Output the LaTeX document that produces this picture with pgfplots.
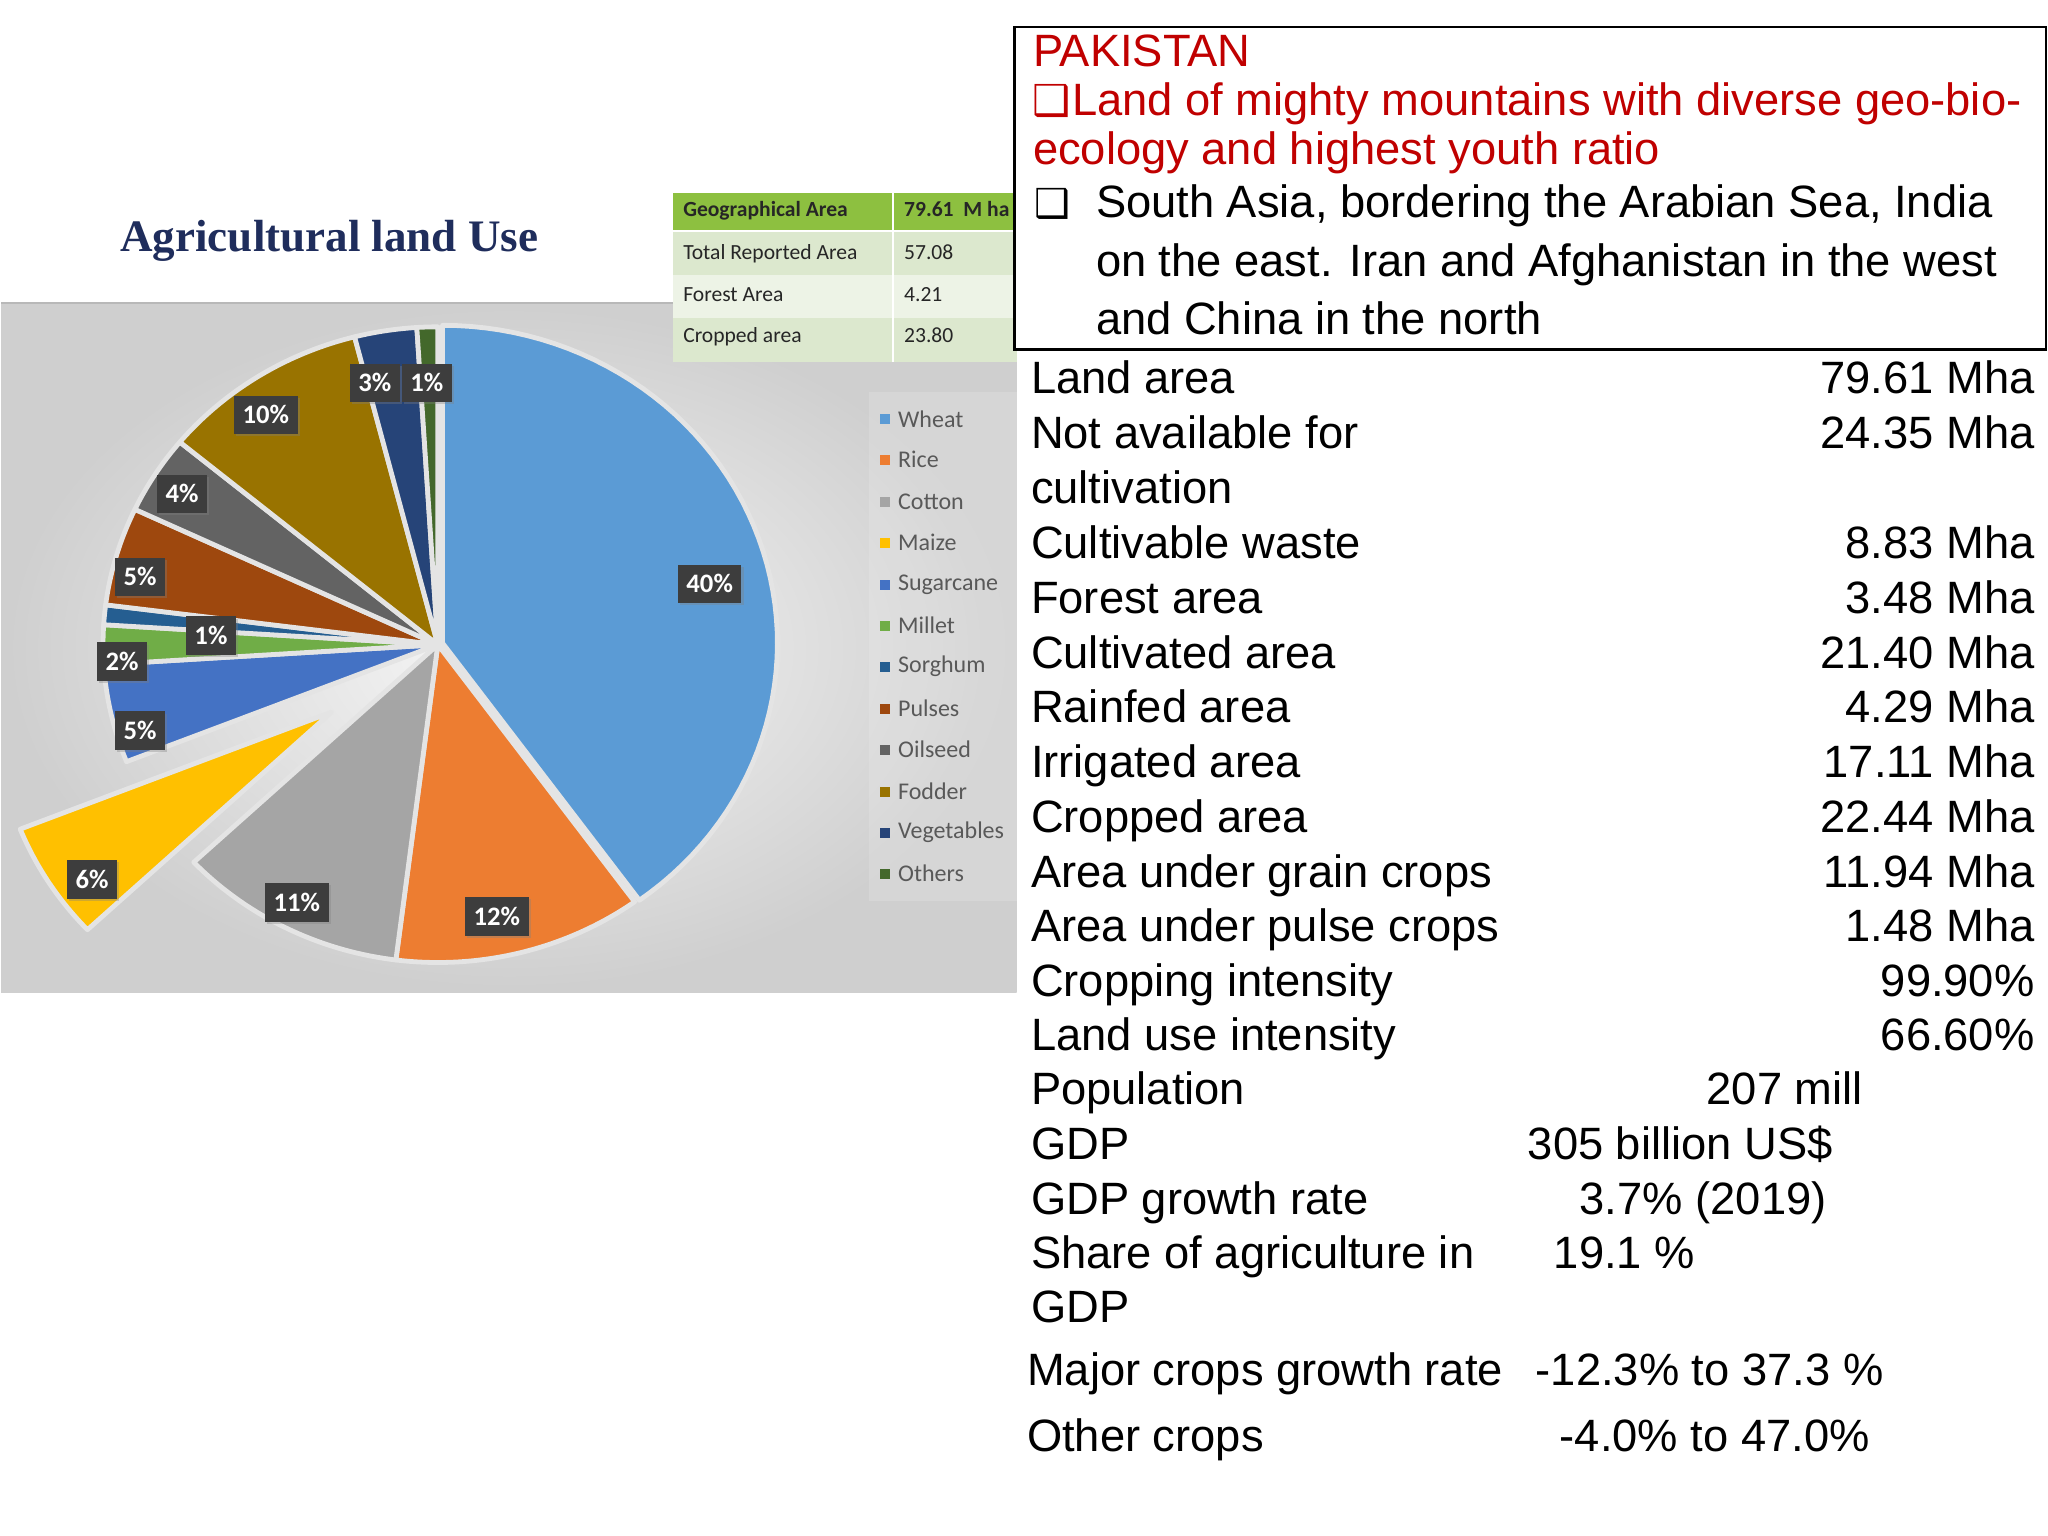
\documentclass[border=0pt]{standalone}
\usepackage{pgfplots}
\pgfplotsset{compat=1.18}
\usepackage{fontspec}
\setmainfont{Liberation Sans}
\newfontfamily\serifT{Liberation Serif}
\newfontfamily\calf{Carlito}
\newfontfamily\djf{DejaVu Sans}
\usetikzlibrary{shadows}

\definecolor{cWheat}{HTML}{5B9BD5}
\definecolor{cRice}{HTML}{ED7D31}
\definecolor{cCotton}{HTML}{A5A5A5}
\definecolor{cMaize}{HTML}{FFC000}
\definecolor{cSugar}{HTML}{4472C4}
\definecolor{cMillet}{HTML}{70AD47}
\definecolor{cSorghum}{HTML}{255E91}
\definecolor{cPulses}{HTML}{9E480E}
\definecolor{cOilseed}{HTML}{636363}
\definecolor{cFodder}{HTML}{997300}
\definecolor{cVeg}{HTML}{264478}
\definecolor{cOthers}{HTML}{43682B}
\definecolor{sliceedge}{HTML}{E4E4E4}
\definecolor{labbg}{HTML}{3D3D3D}
\definecolor{titlecol}{HTML}{1F2D5C}
\definecolor{redtxt}{HTML}{C00000}
\definecolor{hdrgreen}{HTML}{8DC040}
\definecolor{rowA}{HTML}{DCE8CE}
\definecolor{rowB}{HTML}{EDF3E6}
\definecolor{legtxt}{HTML}{595959}

\newcommand\bigf{\fontsize{17}{20}\selectfont}

% pie slice: value (percent), colour, explode distance (px)
\gdef\cum{0}
\newcommand\slice[3]{%
  \pgfmathsetmacro\slA{\cum}%
  \pgfmathsetmacro\slB{\cum+#1}%
  \pgfmathsetmacro\slM{1.8*(\slA+\slB)}%
  \pgfmathsetmacro\slX{437+#3*sin(\slM)}%
  \pgfmathsetmacro\slY{645-#3*cos(\slM)}%
  \edef\slTemp{\noexpand\addplot[fill=#2, draw=sliceedge, line width=1.8pt, line join=round, domain=\slA:\slB, samples=60, variable=\noexpand\t] ({\slX+335*sin(3.6*\noexpand\t)}, {\slY-318*cos(3.6*\noexpand\t)}) -- (axis cs:\slX,\slY) -- cycle;}%
  \slTemp
  \global\let\cum\slB
}

\begin{document}
\begin{tikzpicture}
\begin{axis}[scale only axis, width=768pt, height=576pt,
  xmin=0, xmax=2048, ymin=0, ymax=1536, y dir=reverse,
  hide axis, clip=false]

% background
\fill[white] (axis cs:0,0) rectangle (axis cs:2048,1536);
% pie picture background
\shade[inner color=black!3, outer color=black!19] (axis cs:0,303) rectangle (axis cs:1016,993);
\draw[black!28, line width=0.8pt] (axis cs:0,303) -- (axis cs:672,303);
\fill[white, opacity=0.15] (axis cs:868,392) rectangle (axis cs:1016,901);

% title
\node[anchor=base west, font=\serifT\bfseries\fontsize{16.9}{20}\selectfont, text=titlecol] at (axis cs:110,252) {Agricultural land Use};

% pie chart (percent shares)
\slice{40}{cWheat}{5}
\slice{12}{cRice}{0}
\slice{11}{cCotton}{0}
\slice{6}{cMaize}{126}
\slice{5}{cSugar}{0}
\slice{2}{cMillet}{0}
\slice{1}{cSorghum}{0}
\slice{5}{cPulses}{0}
\slice{4}{cOilseed}{0}
\slice{10}{cFodder}{0}
\slice{3}{cVeg}{0}
\slice{1}{cOthers}{0}

% data labels
\tikzset{dl/.style={fill=labbg, text=white, font=\calf\bfseries\fontsize{10}{12}\selectfont, inner xsep=3.2pt, inner ysep=3.5pt, text height=7pt, text depth=0.4pt, drop shadow={opacity=0.35, shadow xshift=0.8pt, shadow yshift=-0.8pt}}}
\node[dl] at (axis cs:709,584) {40\%};
\node[dl] at (axis cs:496,917) {12\%};
\node[dl] at (axis cs:296,903) {11\%};
\node[dl] at (axis cs:91,880) {6\%};
\node[dl] at (axis cs:139,731) {5\%};
\node[dl] at (axis cs:121,662) {2\%};
\node[dl] at (axis cs:210,636) {1\%};
\node[dl] at (axis cs:139,577) {5\%};
\node[dl] at (axis cs:181,494) {4\%};
\node[dl] at (axis cs:265,415) {10\%};
\node[dl] at (axis cs:374,383) {3\%};
\node[dl] at (axis cs:426,383) {1\%};

% legend
\tikzset{lg/.style={anchor=west, text=legtxt, font=\calf\fontsize{9}{11}\selectfont, inner sep=0pt}}
\fill[cWheat]   (axis cs:879,414) rectangle (axis cs:889,424);   \node[lg] at (axis cs:897,419) {Wheat};
\fill[cRice]    (axis cs:879,455) rectangle (axis cs:889,465);   \node[lg] at (axis cs:897,460) {Rice};
\fill[cCotton]  (axis cs:879,497) rectangle (axis cs:889,507);   \node[lg] at (axis cs:897,502) {Cotton};
\fill[cMaize]   (axis cs:879,538) rectangle (axis cs:889,548);   \node[lg] at (axis cs:897,543) {Maize};
\fill[cSugar]   (axis cs:879,580) rectangle (axis cs:889,590);   \node[lg] at (axis cs:897,585) {Sugarcane};
\fill[cMillet]  (axis cs:879,621) rectangle (axis cs:889,631);   \node[lg] at (axis cs:897,626) {Millet};
\fill[cSorghum] (axis cs:879,662) rectangle (axis cs:889,672);   \node[lg] at (axis cs:897,667) {Sorghum};
\fill[cPulses]  (axis cs:879,704) rectangle (axis cs:889,714);   \node[lg] at (axis cs:897,709) {Pulses};
\fill[cOilseed] (axis cs:879,745) rectangle (axis cs:889,755);   \node[lg] at (axis cs:897,750) {Oilseed};
\fill[cFodder]  (axis cs:879,787) rectangle (axis cs:889,797);   \node[lg] at (axis cs:897,792) {Fodder};
\fill[cVeg]     (axis cs:879,828) rectangle (axis cs:889,838);   \node[lg] at (axis cs:897,833) {Vegetables};
\fill[cOthers]  (axis cs:879,869) rectangle (axis cs:889,879);   \node[lg] at (axis cs:897,874) {Others};

% green table
\fill[hdrgreen] (axis cs:672,193) rectangle (axis cs:1016,231);
\fill[rowA] (axis cs:672,231) rectangle (axis cs:1016,275);
\fill[rowB] (axis cs:672,275) rectangle (axis cs:1016,318);
\fill[rowA] (axis cs:672,318) rectangle (axis cs:1016,362);
\draw[white, line width=0.8pt] (axis cs:892,193) -- (axis cs:892,362);
\draw[white, line width=0.8pt] (axis cs:672,231) -- (axis cs:1016,231);
\tikzset{tb/.style={anchor=base west, text=black!85, font=\calf\fontsize{8.1}{10}\selectfont, inner sep=0pt}}
\node[tb, font=\calf\bfseries\fontsize{8.1}{10}\selectfont] at (axis cs:682,217) {Geographical Area};
\node[tb, font=\calf\bfseries\fontsize{8.1}{10}\selectfont] at (axis cs:903,217) {79.61\ \ M ha};
\node[tb] at (axis cs:682,260) {Total Reported Area};
\node[tb] at (axis cs:903,260) {57.08};
\node[tb] at (axis cs:682,302) {Forest Area};
\node[tb] at (axis cs:903,302) {4.21};
\node[tb] at (axis cs:682,343) {Cropped area};
\node[tb] at (axis cs:903,343) {23.80};

% right box
\draw[black, line width=1.1pt, fill=white] (axis cs:1014,27) rectangle (axis cs:2046,350);
\tikzset{tx/.style={anchor=base west, font=\bigf, inner sep=0pt}}
\node[tx, text=redtxt] at (axis cs:1032,67) {PAKISTAN};
\node[tx, text=redtxt, font=\djf\fontsize{16}{18}\selectfont] at (axis cs:1031,116) {❑};
\node[tx, text=redtxt] at (axis cs:1071,116) {Land of mighty mountains with diverse geo-bio-};
\node[tx, text=redtxt] at (axis cs:1032,165) {ecology and highest youth ratio};
\node[tx, font=\djf\fontsize{15}{18}\selectfont] at (axis cs:1033,218) {❑};
\node[tx] at (axis cs:1095,218) {South Asia, bordering the Arabian Sea, India};
\node[tx] at (axis cs:1095,277) {on the east. Iran and Afghanistan in the west};
\node[tx] at (axis cs:1095,335) {and China in the north};

% right table
\tikzset{tv/.style={anchor=base east, font=\bigf, inner sep=0pt}}
\node[tx] at (axis cs:1030,394) {Land area};               \node[tv] at (axis cs:2035,394) {79.61 Mha};
\node[tx] at (axis cs:1030,449) {Not available for};       \node[tv] at (axis cs:2035,449) {24.35 Mha};
\node[tx] at (axis cs:1030,504) {cultivation};
\node[tx] at (axis cs:1030,559) {Cultivable waste};        \node[tv] at (axis cs:2035,559) {8.83 Mha};
\node[tx] at (axis cs:1030,614) {Forest area};             \node[tv] at (axis cs:2035,614) {3.48 Mha};
\node[tx] at (axis cs:1030,669) {Cultivated area};         \node[tv] at (axis cs:2035,669) {21.40 Mha};
\node[tx] at (axis cs:1030,723) {Rainfed area};            \node[tv] at (axis cs:2035,723) {4.29 Mha};
\node[tx] at (axis cs:1030,778) {Irrigated area};          \node[tv] at (axis cs:2035,778) {17.11 Mha};
\node[tx] at (axis cs:1030,833) {Cropped area};            \node[tv] at (axis cs:2035,833) {22.44 Mha};
\node[tx] at (axis cs:1030,888) {Area under grain crops};  \node[tv] at (axis cs:2035,888) {11.94 Mha};
\node[tx] at (axis cs:1030,942) {Area under pulse crops};  \node[tv] at (axis cs:2035,942) {1.48 Mha};
\node[tx] at (axis cs:1030,997) {Cropping intensity};      \node[tv] at (axis cs:2035,997) {99.90\%};
\node[tx] at (axis cs:1030,1051) {Land use intensity};     \node[tv] at (axis cs:2035,1051) {66.60\%};
\node[tx] at (axis cs:1030,1105) {Population};             \node[tx] at (axis cs:1706,1105) {207 mill};
\node[tx] at (axis cs:1030,1160) {GDP};                    \node[tx] at (axis cs:1527,1160) {305 billion US\$};
\node[tx] at (axis cs:1030,1215) {GDP growth rate};        \node[tx] at (axis cs:1579,1215) {3.7\% (2019)};
\node[tx] at (axis cs:1030,1269) {Share of agriculture in};\node[tx] at (axis cs:1553,1269) {19.1 \%};
\node[tx] at (axis cs:1030,1323) {GDP};
\node[tx] at (axis cs:1026,1386) {Major crops growth rate}; \node[tx] at (axis cs:1535,1386) {-12.3\% to 37.3 \%};
\node[tx] at (axis cs:1026,1452) {Other crops};             \node[tx] at (axis cs:1559,1452) {-4.0\% to 47.0\%};

\end{axis}
\end{tikzpicture}
\end{document}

============================================================

Copy each line holding the word "with" from the listing above.

Output the LaTeX document that produces this picture with pgfplots.
\node[tx, text=redtxt] at (axis cs:1071,116) {Land of mighty mountains with diverse geo-bio-};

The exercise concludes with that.